**DATA PROVIDED:**
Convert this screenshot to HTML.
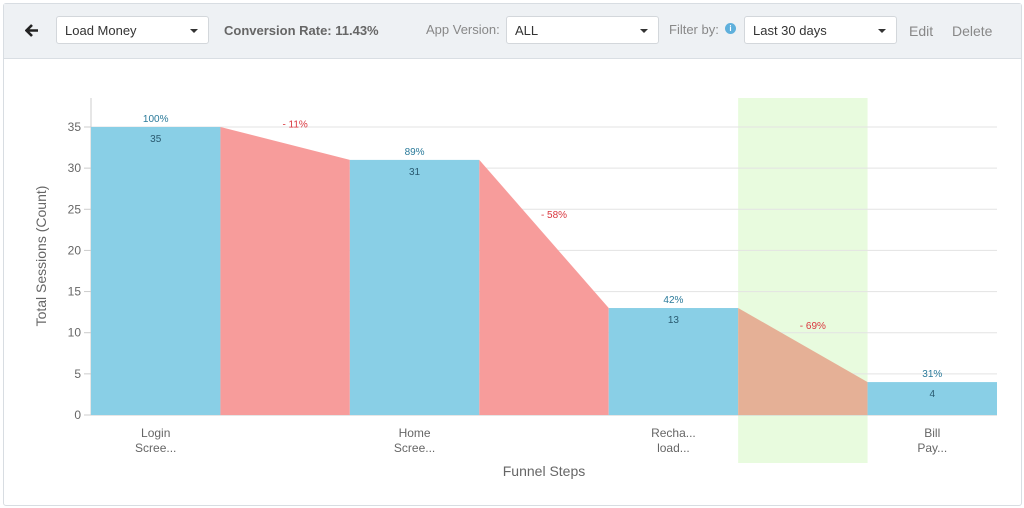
<!DOCTYPE html>
<html><head><meta charset="utf-8"><style>
body{margin:0;width:1024px;height:508px;background:#fff;font-family:"Liberation Sans",sans-serif;overflow:hidden;position:relative}
.card{position:absolute;left:3px;top:3px;width:1017px;height:501px;border:1px solid #d8dde2;border-radius:3px;background:#fff}
.hdr{position:absolute;left:0;top:0;width:1017px;height:54px;background:#eef1f4;border-bottom:1px solid #d9dee3}
.sel{position:absolute;top:12px;height:28px;background:#fff;border:1px solid #d3d7db;border-radius:3px;font-size:13px;color:#333;line-height:28px;box-sizing:border-box;padding-left:8px}
.sel:after{content:"";position:absolute;right:10px;top:12px;border-left:4px solid transparent;border-right:4px solid transparent;border-top:4px solid #333}
.t{position:absolute;font-size:13px;color:#777}
</style></head><body>
<div class="card">
<div class="hdr">
<svg style="position:absolute;left:21px;top:20px" width="14" height="13"><path d="M7 1 L1.5 6.5 L7 12 M2 6.5 H13" stroke="#222" stroke-width="2.6" fill="none"/></svg>
<div class="sel" style="left:52px;width:153px">Load Money</div>
<div class="t" style="left:220px;top:19px;font-weight:bold;color:#666">Conversion Rate: 11.43%</div>
<div class="t" style="left:422px;top:18px;color:#888">App Version:</div>
<div class="sel" style="left:502px;width:153px">ALL</div>
<div class="t" style="left:665px;top:18px;color:#888">Filter by:</div>
<div style="position:absolute;left:721px;top:19px;width:11px;height:11px;border-radius:50%;background:#5fb0dc;color:#fff;font-size:8px;text-align:center;line-height:11px;font-weight:bold">i</div>
<div class="sel" style="left:740px;width:153px">Last 30 days</div>
<div class="t" style="left:905px;top:19px;font-size:14px;color:#888">Edit</div>
<div class="t" style="left:948px;top:19px;font-size:14px;color:#888">Delete</div>
</div></div>
<svg id="ch" width="1024" height="508" style="position:absolute;left:0;top:0"></svg>
<script>
const steps=["Login|Scree...","Home|Scree...","Recha...|load...","Bill|Pay..."];
const values=[35,31,13,4];
const pcts=["100%","89%","42%","31%"];
const drops=["- 11%","- 58%","- 69%"];
const ticks=[0,5,10,15,20,25,30,35];
const highlight=2;
const svg=document.getElementById('ch');const NS="http://www.w3.org/2000/svg";
const X0=91,X1=997,Y0=415,PX=8.229,TOP=98;
const slot=(X1-X0)/(steps.length*2-1);
const y=v=>Y0-v*PX;const xs=i=>X0+i*slot;
function el(t,a,txt){const e=document.createElementNS(NS,t);for(const k in a)e.setAttribute(k,a[k]);if(txt!=null)e.textContent=txt;svg.appendChild(e);return e;}
const hb=el('rect',{x:xs(highlight*2+1),y:TOP,width:slot,height:463-TOP,fill:'#e8fbde'});


ticks.forEach(t=>{
 if(t>0){const g=el('line',{x1:X0,x2:X1,y1:y(t),y2:y(t),stroke:'#e3e3e3'});}
 el('line',{x1:84,x2:X0,y1:y(t),y2:y(t),stroke:'#ccc'});
 const l=el('text',{x:81,y:y(t)+4,'text-anchor':'end','font-size':12,fill:'#666'},t);
 
});
el('line',{x1:X0,x2:X0,y1:TOP,y2:Y0,stroke:'#ccc'});
el('line',{x1:X0,x2:X1,y1:Y0,y2:Y0,stroke:'#ccc'});
values.forEach((v,i)=>{
 const x=xs(i*2);
 const b=el('rect',{x:x,y:y(v),width:slot,height:Y0-y(v),fill:'#89cfe6'});
 
 el('text',{x:x+slot/2,y:y(v)-5,'text-anchor':'middle','font-size':10,fill:'#2a7a9a'},pcts[i]);
 el('text',{x:x+slot/2,y:y(v)+15,'text-anchor':'middle','font-size':10,fill:'#2a5a70'},v);
 const [a,c]=steps[i].split('|');
 const l1=el('text',{x:x+slot/2,y:437,'text-anchor':'middle','font-size':12,fill:'#666'},a);
 
 el('text',{x:x+slot/2,y:452,'text-anchor':'middle','font-size':12,fill:'#666'},c);
 if(i<values.length-1){
  const dx=xs(i*2+1),n=values[i+1];
  const p=el('polygon',{points:`${dx},${y(v)} ${dx+slot},${y(n)} ${dx+slot},${Y0} ${dx},${Y0}`,fill:i===highlight?'#e5b096':'#f79c9b'});
  
  el('text',{x:dx+slot/2+10,y:(y(v)+y(n))/2-16,'text-anchor':'middle','font-size':10,fill:'#d9363e'},drops[i]);
 }
});
const xt=el('text',{x:544,y:476,'text-anchor':'middle','font-size':14,fill:'#666'},'Funnel Steps');

const yt=el('text',{x:0,y:0,'text-anchor':'middle','font-size':14,fill:'#666',transform:'translate(46,256) rotate(-90)'},'Total Sessions (Count)');

</script>
</body></html>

**TASK PROMPT:** Transcribe the material exactly, keeping every word and none of the pictures.

**RESULT OF THE TASK:**
Convert this screenshot to HTML.
<!DOCTYPE html>
<html><head><meta charset="utf-8"><style>
body{margin:0;width:1024px;height:508px;background:#fff;font-family:"Liberation Sans",sans-serif;overflow:hidden;position:relative}
.card{position:absolute;left:3px;top:3px;width:1017px;height:501px;border:1px solid #d8dde2;border-radius:3px;background:#fff}
.hdr{position:absolute;left:0;top:0;width:1017px;height:54px;background:#eef1f4;border-bottom:1px solid #d9dee3}
.sel{position:absolute;top:12px;height:28px;background:#fff;border:1px solid #d3d7db;border-radius:3px;font-size:13px;color:#333;line-height:28px;box-sizing:border-box;padding-left:8px}
.sel:after{content:"";position:absolute;right:10px;top:12px;border-left:4px solid transparent;border-right:4px solid transparent;border-top:4px solid #333}
.t{position:absolute;font-size:13px;color:#777}
</style></head><body>
<div class="card">
<div class="hdr">
<svg style="position:absolute;left:21px;top:20px" width="14" height="13"><path d="M7 1 L1.5 6.5 L7 12 M2 6.5 H13" stroke="#222" stroke-width="2.6" fill="none"/></svg>
<div class="sel" style="left:52px;width:153px">Load Money</div>
<div class="t" style="left:220px;top:19px;font-weight:bold;color:#666">Conversion Rate: 11.43%</div>
<div class="t" style="left:422px;top:18px;color:#888">App Version:</div>
<div class="sel" style="left:502px;width:153px">ALL</div>
<div class="t" style="left:665px;top:18px;color:#888">Filter by:</div>
<div style="position:absolute;left:721px;top:19px;width:11px;height:11px;border-radius:50%;background:#5fb0dc;color:#fff;font-size:8px;text-align:center;line-height:11px;font-weight:bold">i</div>
<div class="sel" style="left:740px;width:153px">Last 30 days</div>
<div class="t" style="left:905px;top:19px;font-size:14px;color:#888">Edit</div>
<div class="t" style="left:948px;top:19px;font-size:14px;color:#888">Delete</div>
</div></div>
<svg id="ch" width="1024" height="508" style="position:absolute;left:0;top:0"></svg>
<script>
const steps=["Login|Scree...","Home|Scree...","Recha...|load...","Bill|Pay..."];
const values=[35,31,13,4];
const pcts=["100%","89%","42%","31%"];
const drops=["- 11%","- 58%","- 69%"];
const ticks=[0,5,10,15,20,25,30,35];
const highlight=2;
const svg=document.getElementById('ch');const NS="http://www.w3.org/2000/svg";
const X0=91,X1=997,Y0=415,PX=8.229,TOP=98;
const slot=(X1-X0)/(steps.length*2-1);
const y=v=>Y0-v*PX;const xs=i=>X0+i*slot;
function el(t,a,txt){const e=document.createElementNS(NS,t);for(const k in a)e.setAttribute(k,a[k]);if(txt!=null)e.textContent=txt;svg.appendChild(e);return e;}
const hb=el('rect',{x:xs(highlight*2+1),y:TOP,width:slot,height:463-TOP,fill:'#e8fbde'});


ticks.forEach(t=>{
 if(t>0){const g=el('line',{x1:X0,x2:X1,y1:y(t),y2:y(t),stroke:'#e3e3e3'});}
 el('line',{x1:84,x2:X0,y1:y(t),y2:y(t),stroke:'#ccc'});
 const l=el('text',{x:81,y:y(t)+4,'text-anchor':'end','font-size':12,fill:'#666'},t);
 
});
el('line',{x1:X0,x2:X0,y1:TOP,y2:Y0,stroke:'#ccc'});
el('line',{x1:X0,x2:X1,y1:Y0,y2:Y0,stroke:'#ccc'});
values.forEach((v,i)=>{
 const x=xs(i*2);
 const b=el('rect',{x:x,y:y(v),width:slot,height:Y0-y(v),fill:'#89cfe6'});
 
 el('text',{x:x+slot/2,y:y(v)-5,'text-anchor':'middle','font-size':10,fill:'#2a7a9a'},pcts[i]);
 el('text',{x:x+slot/2,y:y(v)+15,'text-anchor':'middle','font-size':10,fill:'#2a5a70'},v);
 const [a,c]=steps[i].split('|');
 const l1=el('text',{x:x+slot/2,y:437,'text-anchor':'middle','font-size':12,fill:'#666'},a);
 
 el('text',{x:x+slot/2,y:452,'text-anchor':'middle','font-size':12,fill:'#666'},c);
 if(i<values.length-1){
  const dx=xs(i*2+1),n=values[i+1];
  const p=el('polygon',{points:`${dx},${y(v)} ${dx+slot},${y(n)} ${dx+slot},${Y0} ${dx},${Y0}`,fill:i===highlight?'#e5b096':'#f79c9b'});
  
  el('text',{x:dx+slot/2+10,y:(y(v)+y(n))/2-16,'text-anchor':'middle','font-size':10,fill:'#d9363e'},drops[i]);
 }
});
const xt=el('text',{x:544,y:476,'text-anchor':'middle','font-size':14,fill:'#666'},'Funnel Steps');

const yt=el('text',{x:0,y:0,'text-anchor':'middle','font-size':14,fill:'#666',transform:'translate(46,256) rotate(-90)'},'Total Sessions (Count)');

</script>
</body></html>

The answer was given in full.